O custo mais provável de um projeto dessas dimensões poderá chegar a R$ 15 bilhões, estimam os especialistas. O ministro Hélio Costa estimou em R$ 10 bilhões os investimentos a serem feitos na infraestrutura de fibras ópticas das estatais para levar a banda larga ao interior do País - interligando escolas, hospitais, postos de saúde e delegacias de polícia. "O governo não tem esse dinheiro", disse.

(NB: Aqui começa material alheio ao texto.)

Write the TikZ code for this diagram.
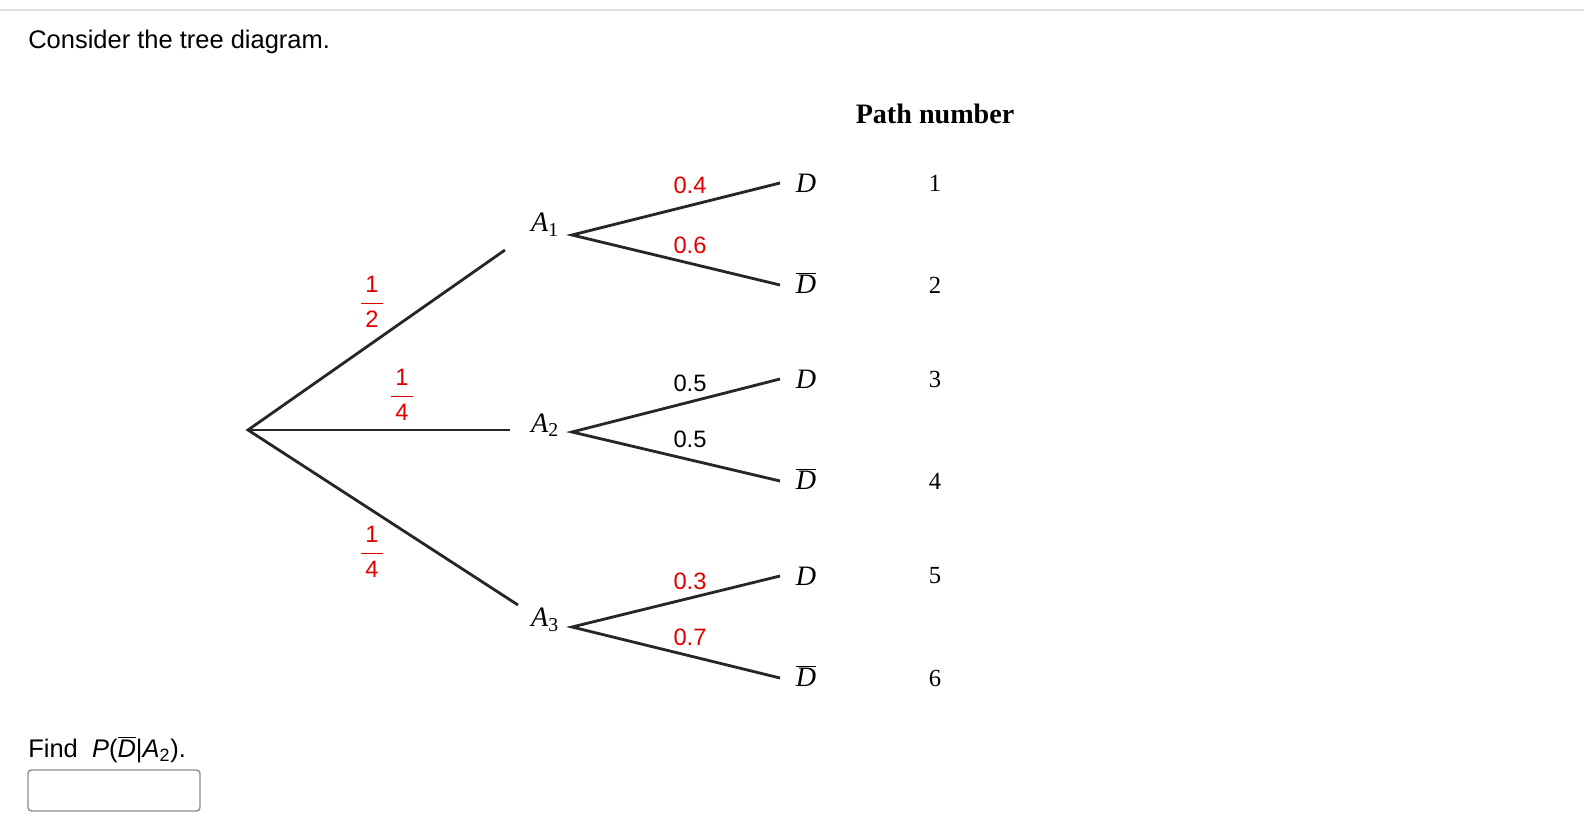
\documentclass[tikz,border=0pt]{standalone}
\usepackage{fontspec}
\setmainfont{Liberation Serif}
\newfontfamily\sansf{Liberation Sans}
\definecolor{redp}{RGB}{225,0,0}
\tikzset{
  br/.style={line width=1.6pt, draw=black!85},
  lab/.style={font=\fontsize{16}{18}\selectfont, inner sep=0pt},
  num/.style={font=\fontsize{14}{16}\selectfont, inner sep=0pt},
  pr/.style={font=\sansf\fontsize{13.5}{15}\selectfont, inner sep=0pt},
  prr/.style={pr, text=redp},
  fr/.style={font=\sansf\fontsize{13.5}{15}\selectfont, text=redp, inner sep=0pt}
}
\newcommand{\Dbr}{$\overline{\mbox{\textit{D}}}$}
\newcommand{\fracr}[2]{$\displaystyle\frac{\mbox{\,#1\,}}{\mbox{\,#2\,}}$}
\begin{document}
\begin{tikzpicture}[x=0.02cm,y=-0.02cm]
\useasboundingbox (0,0) rectangle (1584,834);
\draw[black!12, line width=1pt] (0,10) -- (1584,10);
\node[anchor=west, font=\sansf\fontsize{14.5}{16}\selectfont, inner sep=0pt] (title) at (28,42) {Consider the tree diagram.};
\node[font=\bfseries\fontsize{16}{18}\selectfont, inner sep=0pt] (pn) at (935,114) {Path number};
\coordinate (r) at (248,430);
\coordinate (e1) at (505,250);
\coordinate (e2) at (510,430);
\coordinate (e3) at (518,605);
\draw[br] (e1) -- (r) -- (e3);
\draw[br] (r) -- (e2);
\node[lab] (A1) at (545,225) {\textit{A}\textsubscript{1}};
\node[lab] (A2) at (545,425) {\textit{A}\textsubscript{2}};
\node[lab] (A3) at (545,620) {\textit{A}\textsubscript{3}};
\foreach \i/\y/\ya/\yb in {1/235/183/285, 2/432/379/481, 3/627/576/678}{
  \coordinate (s\i) at (572,\y);
  \coordinate (u\i) at (780,\ya);
  \coordinate (d\i) at (780,\yb);
  \draw[br] (u\i) -- (s\i) -- (d\i);
  \node[lab] (D\i) at (806,\ya) {\textit{D}};
  \node[lab] (Db\i) at (806,\yb-2) {\Dbr};
}
\foreach \n/\y in {1/183,2/285,3/379,4/481,5/576,6/678}
  \node[num] (n\n) at (935,\y) {\n};
\node[prr] (p1) at (690,185) {0.4};
\node[prr] (p2) at (690,245) {0.6};
\node[pr] (p3) at (690,383) {0.5};
\node[pr] (p4) at (690,439) {0.5};
\node[prr] (p5) at (690,581) {0.3};
\node[prr] (p6) at (690,637) {0.7};
\node[fr] (f1) at (372,302) {\fracr{1}{2}};
\node[fr] (f2) at (402,395) {\fracr{1}{4}};
\node[fr] (f3) at (372,552) {\fracr{1}{4}};
\node[anchor=west, font=\sansf\fontsize{14.5}{16}\selectfont, inner sep=0pt] (find) at (28,750) {Find\ \ \textit{P}(\Dbr|\textit{A}\textsubscript{2}).};
\draw[black!45, rounded corners=2pt, line width=0.8pt] (28,770) rectangle (200,811);
\end{tikzpicture}
\end{document}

Como o Brasil dispõe hoje de mais de 200 milhões de telefones, entre fixos e celulares, e uma vasta infraestrutura de redes fixas e móveis, de satélites, de cabos metálicos e fibras ópticas, a operação física de um projeto nacional de inclusão digital poderia ser feito pela iniciativa privada, sem necessidade de grandes investimentos governamentais.

CAPILARIDADE

Por maior que seja, no entanto, essa infraestrutura privada também não tem a capilaridade necessária para alcançar todos os municípios num projeto nacional de inclusão digital. Para ramificá-la e levá-la até a zona rural de muitas regiões, o melhor modelo seria o de parceria público-privada (PPP), do esforço conjunto do governo e das teles, integrando as redes de operadoras com as redes estatais.

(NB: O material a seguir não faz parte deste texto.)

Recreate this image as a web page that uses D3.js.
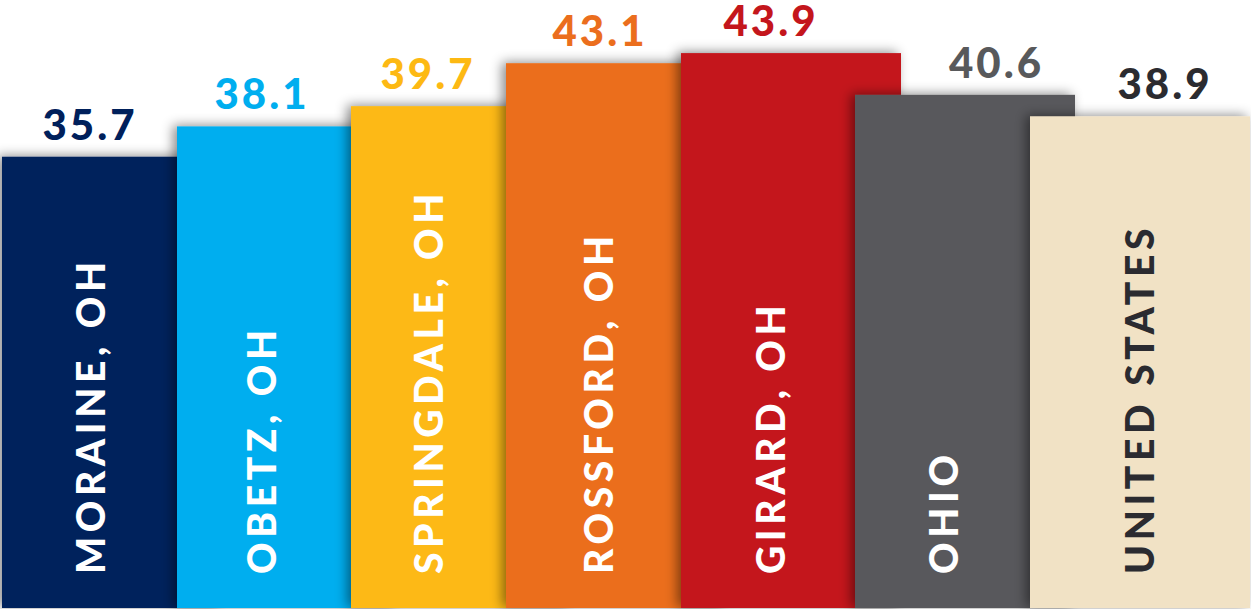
<!DOCTYPE html>
<html>
<head>
<meta charset="utf-8">
<script src="https://cdn.jsdelivr.net/npm/d3@7"></script>
<style>
  html, body { margin: 0; padding: 0; background: #ffffff; }
  svg { display: block; }
  text { font-family: Lato, "Open Sans", sans-serif; font-weight: 900; }
</style>
</head>
<body>
<svg id="chart" width="1251" height="609"></svg>
<script>
// Median age comparison
const categories = ["MORAINE, OH", "OBETZ, OH", "SPRINGDALE, OH", "ROSSFORD, OH", "GIRARD, OH", "OHIO", "UNITED STATES"];
const values = [35.7, 38.1, 39.7, 43.1, 43.9, 40.6, 38.9];
const valueLabels = ["35.7", "38.1", "39.7", "43.1", "43.9", "40.6", "38.9"];

// Presentation
const barColors = ["#00205b", "#00aeef", "#fdb913", "#eb6e1d", "#c4161c", "#58595b", "#f1e2c5"];
const valueColors = ["#00205b", "#00aeef", "#fdb913", "#eb6e1d", "#c4161c", "#58595b", "#2b2b30"];
const nameColors = ["#ffffff", "#ffffff", "#ffffff", "#ffffff", "#ffffff", "#ffffff", "#2b2b30"];

// Layout: overlapping columns, each one slid in front of the previous
const W = 1251, H = 609;
const baseline = 608;
const barWidth = 220;
const barLefts = [2, 177, 351, 506, 681, 855, 1030];
const nameOffsets = [89.5, 85.5, 78, 93, 90.5, 89.5, 110.5];
const valueOffsets = [88, 85, 77, 94, 90, 141.5, 135];

const svg = d3.select("#chart");

const x = d3.scaleOrdinal().domain(categories).range(barLefts);
const y = d3.scaleLinear().domain([0, 48.1]).range([baseline, 0]);

const defs = svg.append("defs");
const f = defs.append("filter")
  .attr("id", "colShadow")
  .attr("x", "-20%").attr("y", "-20%")
  .attr("width", "140%").attr("height", "140%");
f.append("feDropShadow")
  .attr("dx", -4).attr("dy", -1)
  .attr("stdDeviation", 6)
  .attr("flood-color", "#000")
  .attr("flood-opacity", 0.45);

const rows = categories.map((c, i) => ({
  name: c, value: values[i], label: valueLabels[i], i
}));

// columns, drawn left to right so each overlaps its neighbour
svg.append("g").selectAll("rect")
  .data(rows)
  .join("rect")
  .attr("x", d => x(d.name))
  .attr("y", d => y(d.value))
  .attr("width", barWidth)
  .attr("height", d => baseline - y(d.value))
  .attr("fill", d => barColors[d.i])
  .attr("filter", "url(#colShadow)");

// values above each column
svg.append("g").selectAll("text")
  .data(rows)
  .join("text")
  .attr("x", d => x(d.name) + valueOffsets[d.i])
  .attr("y", d => y(d.value) - 17)
  .attr("text-anchor", "middle")
  .attr("font-size", 42)
  .attr("letter-spacing", 3)
  .attr("fill", d => valueColors[d.i])
  .text(d => d.label);

// rotated category names
const nameY = 574;
svg.append("g").selectAll("text")
  .data(rows)
  .join("text")
  .attr("transform", d => `translate(${x(d.name) + nameOffsets[d.i]},${nameY}) rotate(-90)`)
  .attr("dy", "0.358em")
  .attr("text-anchor", "start")
  .attr("font-size", 39)
  .attr("letter-spacing", 4.6)
  .attr("fill", d => nameColors[d.i])
  .text(d => d.name);
</script>
</body>
</html>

Na primeira reunião do chamado Comitê Gestor do Programa de Inclusão Digital, realizado na segunda-feira passada, com a presença do presidente Lula e dos ministros Paulo Bernardo, do Planejamento, Dilma Rousseff, da Casa Civil, e Hélio Costa, para debater as linhas gerais do Plano Nacional de Universalização da Banda Larga, a única sugestão abrangente foi de Rogério Santanna, defendendo a reativação da Telebrás, não apenas para participar da inclusão digital, mas para prestar serviços de telecomunicações ao governo e a todas as suas empresas. A princípio, Lula pareceu entusiasmado, mas, quando lhe disseram, no dia seguinte, que os investimentos na infraestrutura poderiam chegar a R$ 3 bilhões, ele pediu um plano alternativo.

SEM MILAGRE

Isoladamente, a rede de banda larga não faz milagre. Ela é apenas uma parte da solução do problema educacional e da própria inclusão digital. De nada valerá contar com a melhor rede, se o governo não fizer sua lição de casa, se não investir pesadamente em educação, em especial no treinamento e na atualização permanente dos professores, na adequação de currículos, na modernização e na melhoria das escolas, inclusive nos terminais e equipamentos de banda larga, para que o País possa utilizar da melhor forma possível a oferta de internet de alta velocidade.

PAPEL DO ESTADO

O governo Lula parece não compreender, entretanto, que, em telecomunicações, o verdadeiro papel do Estado engloba tarefas muito mais nobres, como regular, elaborar políticas públicas e programas, fixar normas, estabelecer metas e objetivos, negociar a participação de todas as empresas operadoras ou teles, integrar a infraestrutura existente, conduzir parcerias público-privadas, fiscalizar tudo com o maior rigor e estimular as empresas privadas a inovar e a investir permanentemente nos diversos segmentos desse mundo digital.